The emoluments clause prohibits federal officials from accepting gifts from foreign governments. It was initially drafted with bejeweled snuffboxes gifted by foreign princes in mind, but ethics experts say the obscure provision also applies to foreign governments spending money at Trump’s many businesses. While Trump and his government attorneys have managed to stall an emoluments case in New York, the ruling Friday afternoon by a Maryland judge focused on Trump’s Pennsylvania Avenue hotel, which has become a clubhouse for conservative politicians and foreign dignitaries hoping to curry favor with the president.
A conclusion in the Maryland emoluments case—or any of the several other ones—may be years away, but a decision to allow the discovery process to go forward is potentially enormously damaging to Trump—politically and personally. The plaintiffs in the case are arguing that Trump’s hotel is being paid substantial sums of money by foreign governments—amounts significant enough to potentially affect the president’s decision-making process. Practically speaking, Trump’s continued ownership of the hotel, along with the lack of any transparency on how the hotel operates, means a foreign government—or anyone else—who wanted to put money in Trump’s pocket has an extremely easy way to do it. The act of booking a block of hotel rooms or a ballroom at a Trump property would be, in effect, a personal payment to the president.

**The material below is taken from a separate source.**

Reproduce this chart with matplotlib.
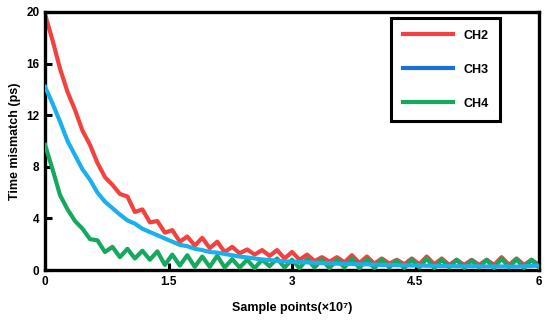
import numpy as np
import matplotlib
matplotlib.use("Agg")
import matplotlib.pyplot as plt
from matplotlib.lines import Line2D

plt.rcParams['font.family'] = ['Liberation Sans', 'DejaVu Sans']
plt.rcParams['font.weight'] = 'bold'

x = np.linspace(0, 6, 67)

ch2 = [19.8, 17.8, 15.6, 13.8, 12.4, 10.8, 9.7, 8.3, 7.2, 6.6,
       5.9, 5.7, 4.5, 4.7, 3.7, 3.8, 2.9, 3.1, 2.2, 2.6,
       1.9, 2.5, 1.7, 2.2, 1.4, 1.8, 1.3, 1.6, 1.2, 1.55,
       1.1, 1.55, 0.9, 1.4, 0.8, 1.2, 0.7, 1.0, 0.65, 1.0,
       0.6, 1.15, 0.55, 1.05, 0.5, 0.9, 0.5, 0.8, 0.45, 0.9,
       0.45, 1.05, 0.45, 0.9, 0.4, 0.8, 0.4, 0.8, 0.4, 0.8,
       0.4, 1.0, 0.4, 0.9, 0.4, 0.8, 0.4]

ch3 = [14.2, 12.9, 11.5, 10.0, 8.9, 7.8, 7.0, 6.0, 5.3, 4.8,
       4.3, 3.85, 3.6, 3.2, 2.95, 2.7, 2.45, 2.2, 1.95, 1.85,
       1.65, 1.55, 1.4, 1.35, 1.25, 1.15, 1.05, 0.98, 0.9, 0.82,
       0.78, 0.72, 0.68, 0.65, 0.62, 0.6, 0.57, 0.55, 0.52, 0.5,
       0.48, 0.47, 0.45, 0.44, 0.42, 0.4, 0.4, 0.38, 0.37, 0.36,
       0.35, 0.34, 0.33, 0.32, 0.32, 0.3, 0.3, 0.3, 0.29, 0.28,
       0.28, 0.28, 0.27, 0.27, 0.3, 0.32, 0.35]

ch4 = [9.7, 7.8, 5.8, 4.7, 3.8, 3.2, 2.4, 2.3, 1.4, 1.8,
       1.0, 1.65, 0.9, 1.5, 0.8, 1.45, 0.4, 1.2, 0.35, 1.15,
       0.25, 1.05, 0.25, 1.1, 0.2, 0.85, 0.2, 0.8, 0.15, 0.8,
       0.3, 0.9, 0.2, 0.8, 0.15, 0.85, 0.2, 0.8, 0.15, 0.8,
       0.2, 0.9, 0.15, 0.85, 0.15, 0.8, 0.2, 0.75, 0.15, 0.8,
       0.2, 0.9, 0.15, 0.8, 0.2, 0.8, 0.15, 0.75, 0.2, 0.8,
       0.15, 0.9, 0.2, 0.85, 0.15, 0.8, 0.2]

labels = ["CH2", "CH3", "CH4"]
line_colors = ["#f2413f", "#1bb0ec", "#16a85e"]
legend_colors = ["#f2413f", "#1a6fe0", "#16a85e"]
xticks = [0, 1.5, 3, 4.5, 6]
xticklabels = ["0", "1.5", "3", "4.5", "6"]
yticks = [0, 4, 8, 12, 16, 20]

fig = plt.figure(figsize=(5.5, 3.2), dpi=100)
ax = fig.add_axes([0.082, 0.156, 0.898, 0.8065])

ax.plot(x, ch2, color=line_colors[0], lw=3.0, zorder=2, solid_joinstyle='round')
ax.plot(x, ch4, color=line_colors[2], lw=3.0, zorder=3, solid_joinstyle='round')
ax.plot(x, ch3, color=line_colors[1], lw=3.0, zorder=4, solid_joinstyle='round')

ax.set_xlim(0, 6)
ax.set_ylim(0, 20)
ax.set_xticks(xticks)
ax.set_xticklabels(xticklabels)
ax.set_yticks(yticks)
ax.tick_params(direction='in', length=5, width=2.2, labelsize=8.5,
               top=False, right=False, pad=4)
for s in ax.spines.values():
    s.set_linewidth(2.4)

ax.set_xlabel("Sample points(×10\u2077)", fontsize=9, fontweight='bold', labelpad=10)
ax.set_ylabel("Time mismatch (ps)", fontsize=9, fontweight='bold', labelpad=4)

handles = [Line2D([], [], color=c, lw=3) for c in legend_colors]
leg = ax.legend(handles, labels, loc='upper left', bbox_to_anchor=(0.70, 0.977),
                borderaxespad=0, fontsize=9, handlelength=4.0, handletextpad=0.85,
                labelspacing=1.75, borderpad=0.95, fancybox=False,
                edgecolor='black', framealpha=1)
leg.get_frame().set_linewidth(2.2)
for t in leg.get_texts():
    t.set_fontweight('bold')

fig.savefig("out.png", dpi=100)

As part of the discovery process, the plaintiffs have asked for details on how much money the hotel has made, how much came from foreign governments, and how hard the hotel worked to attract foreign business. The plaintiffs also want intimate details concerning the corporate structure of Trump’s hotel business, how much money he earns from hotel operations, and how Trump has managed the relationship between his hotel and its landlord—the federal government, which owns the historic building the hotel is housed in.

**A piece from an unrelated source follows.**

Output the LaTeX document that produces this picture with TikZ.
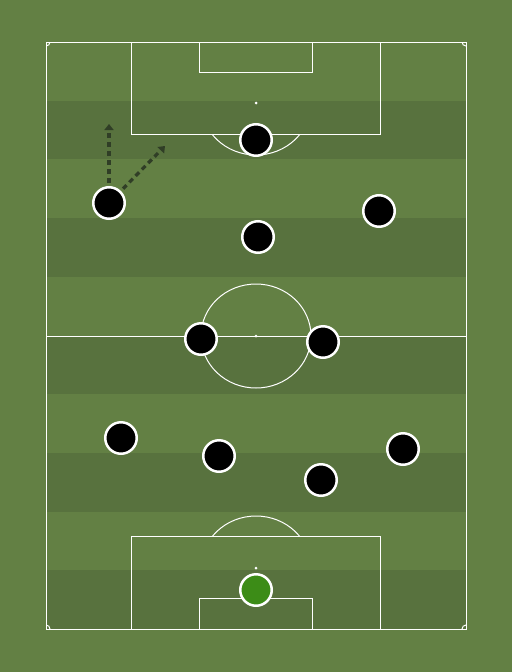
\documentclass[tikz,border=0pt]{standalone}
\usetikzlibrary{arrows.meta}
\definecolor{grasslight}{RGB}{99,128,68}
\definecolor{grassdark}{RGB}{88,114,62}
\definecolor{keeper}{RGB}{60,140,23}
\definecolor{runline}{RGB}{48,62,38}
\tikzstyle{pitchline} = [draw=white, line width=1pt]
\tikzstyle{spot} = [fill=white]
\tikzstyle{player} = [circle, fill=black, draw=white, line width=2.5pt, minimum size=31.5pt, inner sep=0pt]
\tikzstyle{goalie} = [player, fill=keeper]
\tikzstyle{run} = [line width=3.3pt, draw=runline, dash pattern=on 5pt off 4pt, shorten <=3pt, -{Triangle[length=6pt, width=9pt]}]

\begin{document}
\begin{tikzpicture}[x=1pt, y=-1pt]
\useasboundingbox (0,0) rectangle (512,672);
% grass and stripes
\fill[grasslight] (0,0) rectangle (512,672);
\foreach \i in {1,3,5,7,9}
  \fill[grassdark] (46,{42+\i*58.7}) rectangle (466,{42+(\i+1)*58.7});

% markings
\draw[pitchline] (46,42) rectangle (466,629);
\draw[pitchline] (46,336) -- (466,336);
\draw[pitchline] (256,336) ellipse [x radius=55, y radius=52];
\fill[spot] (256,336) circle (1.5);

\draw[pitchline] (131,42) rectangle (380,134);
\draw[pitchline] (199,42) rectangle (312,72);
\fill[spot] (256,103) circle (1.5);
\begin{scope}
  \clip (46,134) rectangle (466,200);
  \draw[pitchline] (256,103) ellipse [x radius=55, y radius=52];
\end{scope}

\draw[pitchline] (131,536) rectangle (380,629);
\draw[pitchline] (199,598) rectangle (312,629);
\fill[spot] (256,568) circle (1.5);
\begin{scope}
  \clip (46,470) rectangle (466,536);
  \draw[pitchline] (256,568) ellipse [x radius=55, y radius=52];
\end{scope}

\begin{scope}
  \clip (46,42) rectangle (466,629);
  \foreach \cx/\cy in {46/42, 466/42, 46/629, 466/629}
    \draw[pitchline] (\cx,\cy) circle (4);
\end{scope}

% players
\node (gk) [goalie] at (256,590) {};
\node (lb) [player] at (121,438) {};
\node (lcb) [player] at (219,456) {};
\node (rcb) [player] at (321,480) {};
\node (rb) [player] at (403,449) {};
\node (lcm) [player] at (201,339) {};
\node (rcm) [player] at (323,342) {};
\node (am) [player] at (258,237) {};
\node (lw) [player] at (109,203) {};
\node (rw) [player] at (379,211) {};
\node (st) [player] at (256,140) {};

% runs
\coordinate (runup) at (109,124);
\coordinate (runin) at (165,146);
\draw [run] (lw) -- (runup);
\draw [run] (lw) -- (runin);
\end{tikzpicture}
\end{document}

Trump has always been loath to discuss exactly how much money his businesses make and has adamantly denied any need to unload his ownership in them. Shortly before his inauguration in January 2017, Trump said he had placed the management of the company in the hands of his adult sons and a longtime executive, but since then, his company has been unwilling to discuss how it is attempting to avoid conflicts of interest.
Anecdotally, foreign governments have flocked to patronize Trump’s DC hotel. An Asian diplomat told the Washington Post, “Why wouldn’t I stay at his hotel blocks from the White House, so I can tell the new president, ‘I love your new hotel!’? Isn’t it rude to come to his city and say, ‘I am staying at your competitor?’” And in January 2017, days after Trump took office, nearly 100 foreign diplomats partied in one of its ballrooms while Kuwait moved its annual National Day celebration from the Four Seasons to Trump’s DC hotel. In a May 2017 filing under the Foreign Agent Registration Act, the government of Saudi Arabia reported spending $270,000 renting rooms at Trump’s DC hotel.
Trump said he would donate any profits from foreign governments patronizing his hotels to the US Treasury, and in February, he did donate $151,000, but instructions the Trump Organization has given to employees about how to segregate foreign profits were decidedly vague and suggested enormous loopholes. For instance, hotel employees were instructed not to inquire about whether a guest represented a foreign government if it might detract from the guest’s experience. And calculations of how much money should be donated were to be based entirely on profit—meaning no donation would be required if a foreign government’s patronage occurred at properties that lose money or break even.
In Friday’s ruling, the judge in the Maryland case, Peter Messitte, denied a request that Trump be allowed to file an appeal to block the discovery process and also denied a request that he put the discovery process on hold until the matter was appealed. Instead, the two sides in the case must deliver a plan for how to handle the discovery process within 20 days—meaning Trump might have to begin laying out some of his company’s inner secrets by Thanksgiving.